Impact-Based Intensity: A small adviser's Form PF filing creates minimal systemic risk. An AI agent with production access creates immediate operational risk. Governance intensity should reflect this difference.

Enforcement Signal Monitoring: When regulators explicitly roll back requirements, it's a signal to reallocate resources. When new enforcement actions emerge (like the Match case), it signals under-governed territories.

The Integration Challenge

Perhaps the most telling insight comes from the enterprise architecture space. As one article notes, customer experience requires strategy, data, and technology to "work together." The same applies to governance calibration. You can't solve this with technology alone (self-healing tests that "don't solve the real problem") or policy alone (more disclosure requirements).

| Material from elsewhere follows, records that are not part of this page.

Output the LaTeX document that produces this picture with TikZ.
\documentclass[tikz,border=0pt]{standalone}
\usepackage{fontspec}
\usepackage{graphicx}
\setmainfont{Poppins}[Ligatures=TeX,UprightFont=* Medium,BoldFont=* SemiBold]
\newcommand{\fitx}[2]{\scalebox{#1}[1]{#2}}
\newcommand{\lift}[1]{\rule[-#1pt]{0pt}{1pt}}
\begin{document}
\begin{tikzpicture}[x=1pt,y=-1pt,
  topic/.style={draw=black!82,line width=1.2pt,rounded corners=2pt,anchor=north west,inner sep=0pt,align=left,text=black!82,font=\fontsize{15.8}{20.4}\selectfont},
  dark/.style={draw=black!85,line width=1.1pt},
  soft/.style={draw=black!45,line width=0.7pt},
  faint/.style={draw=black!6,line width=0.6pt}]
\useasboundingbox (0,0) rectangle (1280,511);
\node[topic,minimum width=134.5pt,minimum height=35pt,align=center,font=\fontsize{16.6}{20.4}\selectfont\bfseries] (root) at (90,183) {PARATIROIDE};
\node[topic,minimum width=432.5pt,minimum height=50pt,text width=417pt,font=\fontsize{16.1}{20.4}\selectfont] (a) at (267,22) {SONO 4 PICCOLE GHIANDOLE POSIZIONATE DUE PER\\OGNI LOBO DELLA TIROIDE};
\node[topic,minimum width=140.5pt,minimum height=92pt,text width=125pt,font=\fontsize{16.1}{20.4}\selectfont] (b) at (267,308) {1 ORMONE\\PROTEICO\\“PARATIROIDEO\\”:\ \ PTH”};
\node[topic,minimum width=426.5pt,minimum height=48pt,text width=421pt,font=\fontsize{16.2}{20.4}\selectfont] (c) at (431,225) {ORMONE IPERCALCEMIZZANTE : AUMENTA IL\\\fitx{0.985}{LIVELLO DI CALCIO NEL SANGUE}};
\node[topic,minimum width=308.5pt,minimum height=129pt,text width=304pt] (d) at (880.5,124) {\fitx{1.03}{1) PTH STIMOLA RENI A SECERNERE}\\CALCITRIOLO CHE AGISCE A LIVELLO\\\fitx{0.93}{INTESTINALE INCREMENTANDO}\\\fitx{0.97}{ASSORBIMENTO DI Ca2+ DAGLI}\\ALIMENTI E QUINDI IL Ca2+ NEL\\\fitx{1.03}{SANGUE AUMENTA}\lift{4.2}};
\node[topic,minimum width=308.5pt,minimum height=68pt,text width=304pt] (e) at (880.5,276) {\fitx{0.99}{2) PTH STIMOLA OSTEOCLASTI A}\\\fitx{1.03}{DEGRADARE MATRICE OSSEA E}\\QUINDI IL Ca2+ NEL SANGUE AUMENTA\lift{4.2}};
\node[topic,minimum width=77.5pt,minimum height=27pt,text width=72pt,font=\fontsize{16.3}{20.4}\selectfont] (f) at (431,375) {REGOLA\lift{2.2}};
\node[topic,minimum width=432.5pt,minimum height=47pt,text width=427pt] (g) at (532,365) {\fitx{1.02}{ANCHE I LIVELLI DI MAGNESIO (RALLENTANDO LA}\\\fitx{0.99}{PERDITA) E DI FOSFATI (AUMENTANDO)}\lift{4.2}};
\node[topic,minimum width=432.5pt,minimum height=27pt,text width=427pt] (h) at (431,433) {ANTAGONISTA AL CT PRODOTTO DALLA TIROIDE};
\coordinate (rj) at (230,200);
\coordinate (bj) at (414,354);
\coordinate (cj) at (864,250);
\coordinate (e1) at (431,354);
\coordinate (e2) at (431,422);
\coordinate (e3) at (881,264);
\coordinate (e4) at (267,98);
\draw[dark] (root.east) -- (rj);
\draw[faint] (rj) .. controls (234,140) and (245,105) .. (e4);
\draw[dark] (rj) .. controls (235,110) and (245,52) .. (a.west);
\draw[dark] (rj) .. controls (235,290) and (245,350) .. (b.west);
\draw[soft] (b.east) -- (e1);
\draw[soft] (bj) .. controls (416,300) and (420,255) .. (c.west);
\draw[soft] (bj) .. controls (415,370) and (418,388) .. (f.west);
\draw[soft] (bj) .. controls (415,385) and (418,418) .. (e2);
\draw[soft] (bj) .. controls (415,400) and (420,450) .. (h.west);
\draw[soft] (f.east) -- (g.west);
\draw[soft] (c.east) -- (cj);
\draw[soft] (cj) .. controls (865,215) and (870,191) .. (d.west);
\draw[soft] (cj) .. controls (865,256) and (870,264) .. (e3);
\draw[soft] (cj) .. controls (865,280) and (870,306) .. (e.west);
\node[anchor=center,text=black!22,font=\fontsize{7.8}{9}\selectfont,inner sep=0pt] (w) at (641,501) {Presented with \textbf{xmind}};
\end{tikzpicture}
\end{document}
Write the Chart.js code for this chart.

The credit rating agencies' ESG controversy demonstrates this perfectly. Twenty-three state AGs questioning whether ESG policies violate securities laws shows what happens when governance frameworks drift from their risk-based foundations. The agencies aren't wrong to consider ESG factors — but the calibration of how heavily to weight them remains contentious.

The Path Forward

The governance landscape is entering a recalibration phase. This isn't deregulation or re-regulation — it's about finding the right intensity for each domain. Organizations that recognize this shift can gain significant advantages:

  • Redirect resources from over-governed areas (where regulators are pulling back) to under-governed territories (where new risks emerge daily)
  • Build adaptive frameworks that can dial intensity up or down based on actual risk signals
  • Question legacy compliance investments that no longer match current risk profiles

The pendulum metaphor only goes so far. Real governance calibration isn't about swinging between extremes — it's about developing sensors precise enough to match controls to risks. As regulators themselves acknowledge through their rollbacks, maximum governance everywhere isn't just inefficient. It's ineffective.

The organizations that thrive in this new environment won't be those with the most controls or the fewest. They'll be those with the best calibration — applying exactly the right amount of governance pressure to each risk point. In a world where AI agents need more oversight while investment advisers need less, that calibration capability becomes the core competency.